A Reforma Tributária aprovada na Câmara dos Deputados pode trazer mudanças significativas no funcionamento da economia brasileira, caso também passe no Senado Federal. A principal alteração se concentra na criação do Imposto sobre Bens e Serviços (IBS), um texto único para substituir os complexos tributos estadual (ICMS) e municipal (ISS). A reforma cumpre com seu papel de desburocratização da relação de consumo e aumenta a transparência — facilitando o entendimento da população sobre aquilo que ela paga ao comprar um determinado produto. Porém, deixa de atacar um ponto fundamental da discussão acerca da tributação no país: a diminuição da desigualdade social.
Na semana passada, deputados federais tiveram uma nova oportunidade para mudar um pouco da realidade atual, na qual o grupo dos 1% mais ricos tem um rendimento médio 39 vezes maior do que a média daqueles incluídos nos 40% mais pobres do país: R$ 20,6 mil contra R$ 527, de acordo com o IBGE. Não o fizeram. Pela proposta de emenda do deputado federal Ivan Valente (PSol-SP), fortunas entre R$ 10 milhões e R$ 40 milhões seriam taxadas em 0,5%. O percentual dobraria para 1% para patrimônios entre R$ 40 milhões e R$ 80 milhões. Quem ultrapassa a barreira dos R$ 80 milhões teria que pagar 1,5% de alíquota.
O texto precisava de 257 votos para passar, mas recebeu apenas 136 — a maior parte dos favoráveis foram parlamentares de esquerda e centro-esquerda. Além de aumentar a arrecadação do país, sobretudo em um momento de pressão por corte de gastos, a medida serviria para passar um recado à sociedade. A mensagem de que desigualdades tão volumosas não devem ter mais espaço no mundo contemporâneo.
A negação da emenda era esperada. Ainda assim, merece questionamentos. A própria Constituição Federal, em seu artigo 153, prevê que "compete à União instituir impostos sobre grandes fortunas, nos termos de lei complementar". Essa legislação, no entanto, nunca saiu do papel e ajuda a manter 63% da riqueza do país nas mãos de 1% da população, segundo relatório elaborado pela Oxfam Brasil.

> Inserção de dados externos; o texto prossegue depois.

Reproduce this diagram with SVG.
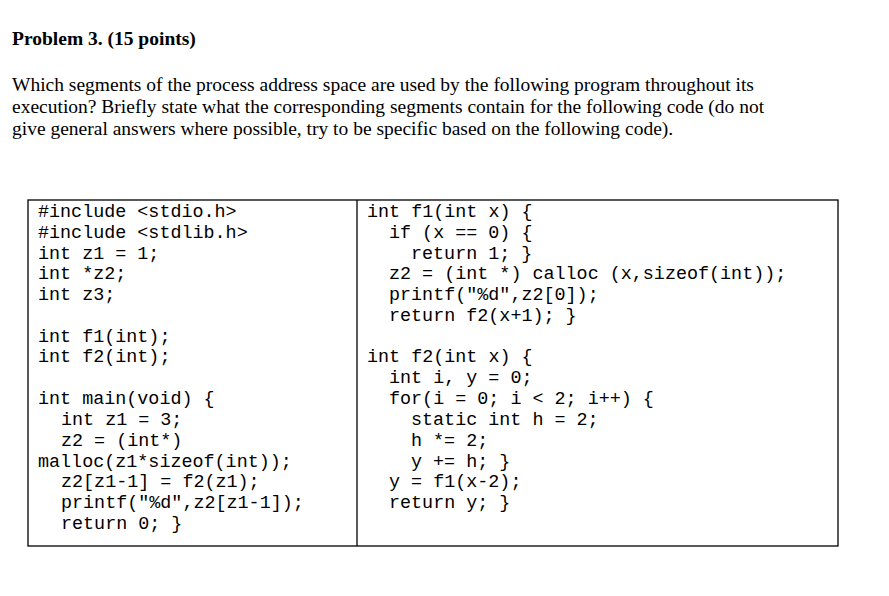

Um contraponto é importante. Especialistas, como o ex-consultor do FMI Isaias Coelho, avaliam que a taxação das grandes fortunas não é a medida mais aconselhável para aumentar a arrecadação do país e equilibrar o caixa. Há um temor do mercado financeiro de que a medida, caso colocada em vigor, aumentasse as chances de investidores retirarem capital do país, o que pressionaria a economia interna e limitaria a efetividade do imposto.
Em uma segunda análise, vale discutir outra medida ignorada pela Reforma Tributária: a revisão da tabela do Imposto de Renda da Pessoa Física (IRPF). Hoje, no Brasil, qualquer pessoa com vencimentos acima de R$ 4.664,68 paga uma alíquota de 27,5%, independentemente de ganhar R$ 5 mil por mês ou R$ 300 mil, usando uma comparação básica. Na prática, não há diferença no imposto pago entre um trabalhador de classe média ou alguém que fature milhões por ano.
Quando estava em campanha em 2022, Lula prometeu isentar do IRPF todos os trabalhadores que ganham até R$ 5 mil — a medida hoje alcança quem recebe até R$ 2.259,20. É bem verdade que essa política pública não depende unicamente do governo federal, já que requer árdua articulação com o Congresso. No entanto, medidas como a adotada pelo Planalto na votação da taxação das grandes fortunas — na qual o governo liberou os partidos de sua base para definir as posições de suas bancadas — não ajudam a diminuir a reconhecida desigualdade social e soam incoerentes.